Employer Responsibilities

In Indiana, employers have specific responsibilities when processing wage garnishments. Upon receiving a garnishment order from the court, employers must withhold the appropriate portion of an employee’s wages, as dictated by the order, and ensure compliance with state and federal regulations. This involves calculating the garnishable portion based on the lesser of 25% of disposable earnings or the amount exceeding 30 times the federal minimum wage.

Employers must remit the garnished wages to the appropriate creditor or agency in a timely manner, maintaining accurate records of amounts and dates of remittance. They must also notify the employee of the garnishment, detailing withheld amounts and the creditor receiving the funds, ensuring the employee is informed about wage deductions.

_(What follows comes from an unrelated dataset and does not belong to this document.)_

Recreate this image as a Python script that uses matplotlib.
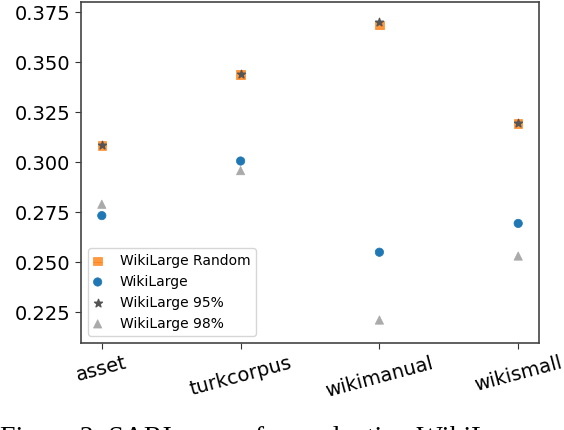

Legal Remedies and Exemptions

The legal landscape surrounding wage garnishment in Indiana provides debtors with remedies and exemptions that can significantly impact their financial well-being. Debtors can seek modification or termination of the garnishment order through the court. If a debtor demonstrates that garnishment imposes an undue financial burden or there has been a substantial change in circumstances, such as a significant income decrease, they may petition for relief. The court evaluates the debtor’s financial situation to determine if an adjustment is warranted.

Debtors can explore exemptions protecting certain income types from garnishment. Indiana law provides protections for sources like Social Security benefits, retirement funds, and certain disability payments, crucial for those relying on these funds as primary support. By claiming applicable exemptions, debtors can safeguard essential income, preserving financial stability. It is important for debtors to be aware of these exemptions and assert their rights in court to prevent unauthorized garnishment of protected funds.